Relocating is fun and exciting. You’re able to meet new friends, possibly be closer to old friends and family, and start a new life. But a lot of people offload their current home or sell their current home at a discount to prepare for their move.

If you have the finances, you may want to rent out your home when moving out of state.

Why Being a Landlord is a Smart Choice

A lot of people are ready to pack all of their belongings and history into a moving truck. When you hire a long distance moving company, it doesn’t mean that you have to put your past behind you.

Perhaps you’ll want to move back to the area in the future. You’ll have the option when you already own a home.

If you lived in the location for a long time, you’ll have connections that you can use to help manage your rental, too. When you rent, the general rule of thumb is to rent when the property can earn 1% of its value per year.

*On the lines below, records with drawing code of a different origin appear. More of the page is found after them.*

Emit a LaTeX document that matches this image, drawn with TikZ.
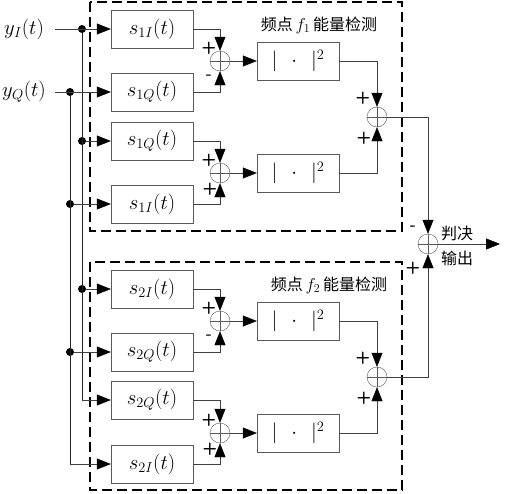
\documentclass[tikz,border=0pt]{standalone}
\usepackage{fontspec}
\newfontfamily\cjk{Noto Sans CJK SC}
\usetikzlibrary{arrows.meta}

\begin{document}
\begin{tikzpicture}[x=1pt,y=-1pt,
    blockbox/.style={draw=black!65, minimum width=82pt, minimum height=38pt, inner sep=0pt, font=\huge},
    sumnode/.style={circle, draw=black!65, minimum size=20pt, inner sep=0pt,
      path picture={\draw[black!65] (path picture bounding box.north) -- (path picture bounding box.south)
        (path picture bounding box.west) -- (path picture bounding box.east);}},
    sign/.style={font=\sffamily\bfseries\fontsize{17}{17}\selectfont, inner sep=0pt},
    dot/.style={circle, fill, inner sep=0pt, minimum size=8pt},
    flow/.style={draw=black!75, -{Triangle[length=14pt,width=11pt,color=black]}},
    wire/.style={draw=black!85},
    detbox/.style={dash pattern=on 10pt off 5pt, line width=1.6pt},
    cjklabel/.style={font=\fontsize{16}{18}\selectfont\cjk}]
        \useasboundingbox (0,0) rectangle (505,493);

        % dashed groups
        \draw[detbox] (90,2) rectangle (402,231);
        \draw[detbox] (90,262) rectangle (402,490);
        \node[cjklabel] (lab1) at (319,25) {频点\,$\mbox{\LARGE$f_1$}$\,能量检测};
        \node[cjklabel] (lab2) at (329,285) {频点\,$\mbox{\LARGE$f_2$}$\,能量检测};

        % inputs
        \node[font=\huge] (yI) at (24,29) {$y_I(t)$};
        \node[font=\huge] (yQ) at (24,92) {$y_Q(t)$};
        \coordinate (iI) at (55,29);
        \coordinate (iQ) at (55,92);

        % filters
        \node[blockbox] (s1a) at (152,29) {$s_{1I}(t)$};
        \node[blockbox] (s1b) at (152,92) {$s_{1Q}(t)$};
        \node[blockbox] (s1c) at (152,141) {$s_{1Q}(t)$};
        \node[blockbox] (s1d) at (152,204) {$s_{1I}(t)$};
        \node[blockbox] (s2a) at (152,289) {$s_{2I}(t)$};
        \node[blockbox] (s2b) at (152,352) {$s_{2Q}(t)$};
        \node[blockbox] (s2c) at (152,400) {$s_{2Q}(t)$};
        \node[blockbox] (s2d) at (152,464) {$s_{2I}(t)$};

        % bus taps
        \node[dot] (dI1) at (82,29) {};
        \node[dot] (dQ1) at (70,92) {};
        \node[dot] (dI2) at (82,141) {};
        \node[dot] (dQ2) at (70,204) {};
        \node[dot] (dI3) at (82,289) {};
        \node[dot] (dQ3) at (70,352) {};
        \coordinate (cI) at (82,400);
        \coordinate (cQ) at (70,464);

        % adders and squarers
        \node[sumnode] (a1) at (220,61) {};
        \node[sumnode] (a2) at (220,173) {};
        \node[sumnode] (a3) at (220,321) {};
        \node[sumnode] (a4) at (220,433) {};
        \node[blockbox] (q1) at (298,61) {$|\hspace{14pt}{\cdot}\hspace{14pt}|^2$};
        \node[blockbox] (q2) at (298,173) {$|\hspace{14pt}{\cdot}\hspace{14pt}|^2$};
        \node[blockbox] (q3) at (298,321) {$|\hspace{14pt}{\cdot}\hspace{14pt}|^2$};
        \node[blockbox] (q4) at (298,433) {$|\hspace{14pt}{\cdot}\hspace{14pt}|^2$};
        \node[sumnode] (b1) at (377,117) {};
        \node[sumnode] (b2) at (377,377) {};
        \node[sumnode] (dec) at (428,244) {};
        \coordinate (out) at (500,244);

        % signs
        \node[sign] at (209,48) {+};
        \node[sign] at (209,77) {-};
        \node[sign] at (209,160) {+};
        \node[sign] at (210,189) {+};
        \node[sign] at (209,308) {+};
        \node[sign] at (209,337) {-};
        \node[sign] at (209,420) {+};
        \node[sign] at (210,449) {+};
        \node[sign] at (363,98) {+};
        \node[sign] at (364,138) {+};
        \node[sign] at (363,358) {+};
        \node[sign] at (364,398) {+};
        \node[sign] at (413,228) {-};
        \node[sign] at (413,268) {+};
        \node[cjklabel] (dtxt) at (457,233) {判决};
        \node[cjklabel] (otxt) at (457,258) {输出};

        % input wiring
        \draw[wire] (dI1) -- (cI);
        \draw[wire] (dQ1) -- (cQ);
        \draw[flow] (iI) -- (s1a);
        \draw[flow] (iQ) -- (s1b);
        \draw[flow] (dI2) -- (s1c);
        \draw[flow] (dQ2) -- (s1d);
        \draw[flow] (dI3) -- (s2a);
        \draw[flow] (dQ3) -- (s2b);
        \draw[flow] (cI) -- (s2c);
        \draw[flow] (cQ) -- (s2d);

        % filter outputs
        \draw[flow] (s1a.east) -| (a1.north);
        \draw[flow] (s1b.east) -| (a1.south);
        \draw[flow] (s1c.east) -| (a2.north);
        \draw[flow] (s1d.east) -| (a2.south);
        \draw[flow] (s2a.east) -| (a3.north);
        \draw[flow] (s2b.east) -| (a3.south);
        \draw[flow] (s2c.east) -| (a4.north);
        \draw[flow] (s2d.east) -| (a4.south);

        \draw[flow] (a1) -- (q1);
        \draw[flow] (a2) -- (q2);
        \draw[flow] (a3) -- (q3);
        \draw[flow] (a4) -- (q4);

        \draw[flow] (q1.east) -| (b1.north);
        \draw[flow] (q2.east) -| (b1.south);
        \draw[flow] (q3.east) -| (b2.north);
        \draw[flow] (q4.east) -| (b2.south);

        \draw[flow] (b1.east) -| (dec.north);
        \draw[flow] (b2.east) -| (dec.south);
        \draw[flow] (dec) -- (out);

    \end{tikzpicture}
\end{document}
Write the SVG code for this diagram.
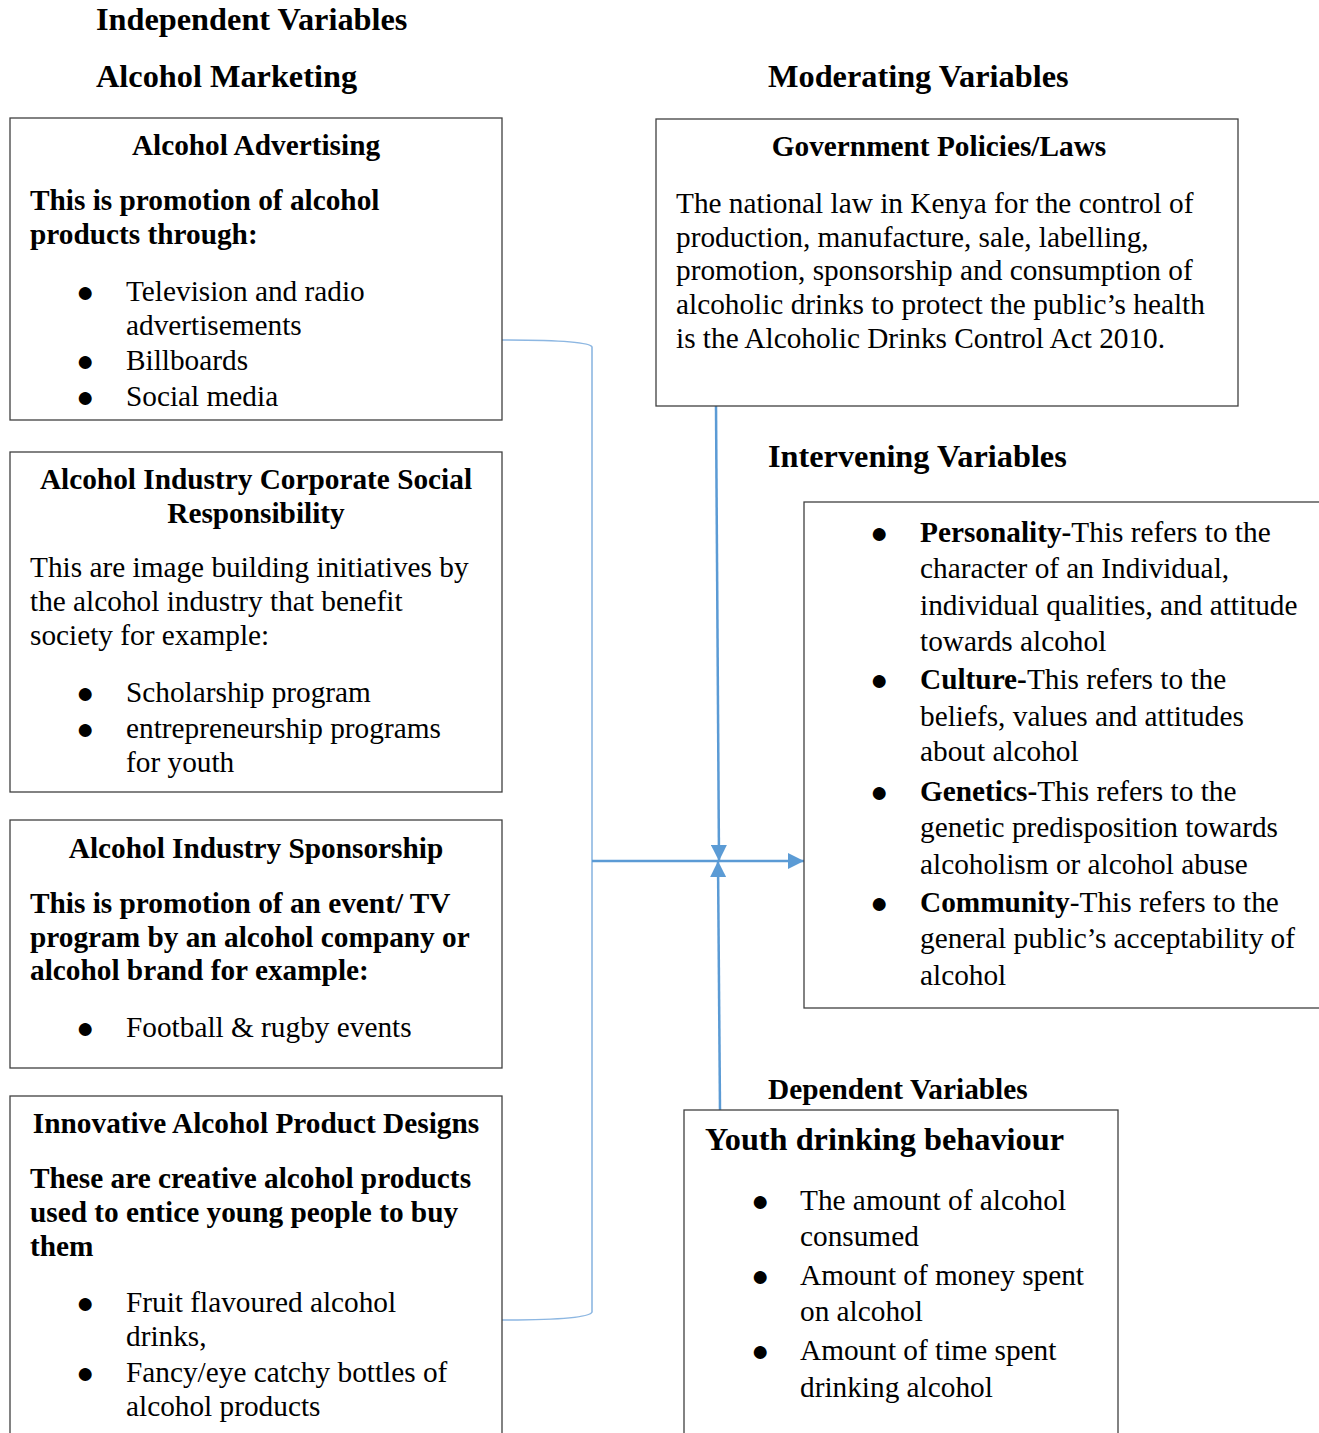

This means that a $200,000 home would generate $2,000 in rental income and must generate a revenue of 6% per year based on the home’s value, or $12,000 per year in net revenue. You have the potential to make $1,000 per month off of your rental.

You will need to put money aside for maintenance and pay the mortgage, but renting can provide an income-generating asset that can be sold for a lump sum payment in the future.

Maximizing profits will require a different approach for a long-distance owner and can be done in a few key ways:

1. Hire a Managing Company

If you don’t plan on being able to commute back and forth to the rental, you should hire a management company to deal with all of the rental logistics. These companies will allow you to be a hands-off owner and will correct any issues that arise.

You need to treat the rental like a business, and every business needs a manager to run smoothly.

2. Yearly Price Research and Updates

You want to make sure that you’re making as much money as possible off of your rental. Prices continue to go up and down in certain markets, and you’ll want to assess your rental’s price at least each year.

The goal is to be able to adjust the price of the rental as needed.

Of course, you won’t be able to change the price once a rental agreement is in place, but you will be able to adjust the price and maximize your income when it comes time to renew these leases.

3. Screen Tenants

You should be requesting a security deposit, and it’s important to enforce any late fees in the agreement within reason. But you can also screen tenants, or hire someone to screen tenants on your behalf.

The screening process will be able to:

  • Verify income
  • Verify credit reports

You can charge an application fee to cover these costs, too. When you screen tenants, you’ll have fewer late payments or non-payments, and you’ll also have fewer vacancies and issues along the way.